Switching to DC motors and encoders is probably the way to go - look at any modern inkjet printer. However it adds another order of magnitude of complexity to the electronics and firmware. I'm not convinced we'll see a big cost reduction or accuracy improvement just yet.
Re: gen 4/5 electronics
April 26, 2010 03:24PM
On the topic of processor, would I be out of line to suggest the mbed board? It has an LPC1768 (Cortex M3) at 100MHz for $60. Pretty inexpensive for such a beast if you ask me. Yes, some people see the online IDE as a negative - but you can easily develop in the usual offline way (gcc, et cetera) if you wish. Plus, it may actually make firmware development more accessible since folks wouldn't have to set up a toolchain if they didn't want to. The community stuff is pretty neat also with the code-sharing features and such.

It's also a standard platform that will be around for some time to come, which might otherwise be a concern with "insert random cut-rate dev board here". The board is also set up as a standard DIP layout which makes it easy for prototyping.
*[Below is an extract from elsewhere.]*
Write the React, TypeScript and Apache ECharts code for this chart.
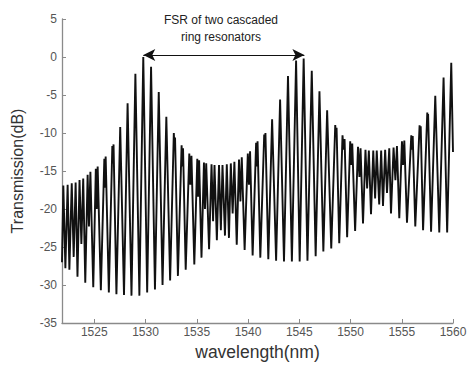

A carrier board could easily be designed with all the drivers and such, into which plugs the mbed module.

I'm obviously new to reprap development (hi, btw!), but I thought that I'd throw it out there...
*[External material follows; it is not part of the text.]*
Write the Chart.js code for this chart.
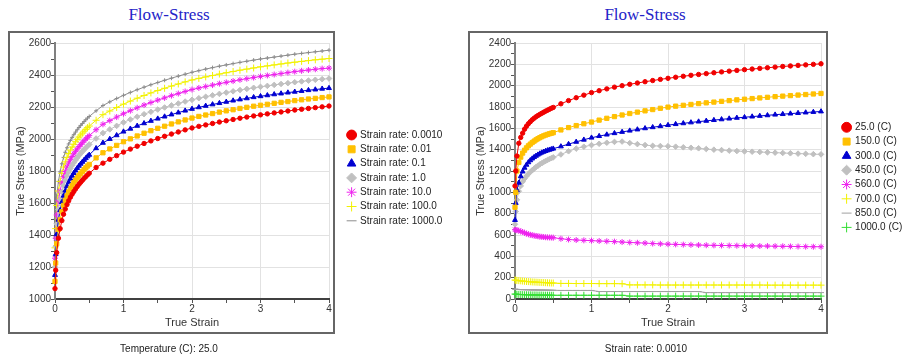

Edited 2 time(s). Last edit at 04/26/2010 03:26PM by plasmator.
TC
Re: gen 4/5 electronics
May 08, 2010 12:31PM
plasmastor

A couple of us are working on an LPC1768 based solution.

[forums.reprap.org]

We have decided to start with an MBED module (even though it has some limitations) for an initial prototype. We are in the process of building the prototype hardware that goes around the MBED module so there isn't any significant progress to report yet.
Re: gen 4/5 electronics
June 15, 2011 05:16AM
I found the Gen. 4 Makerbot Electronics kit on ebay for 270 USD, that will save you 100 bucks.
And for that price it is very interesting.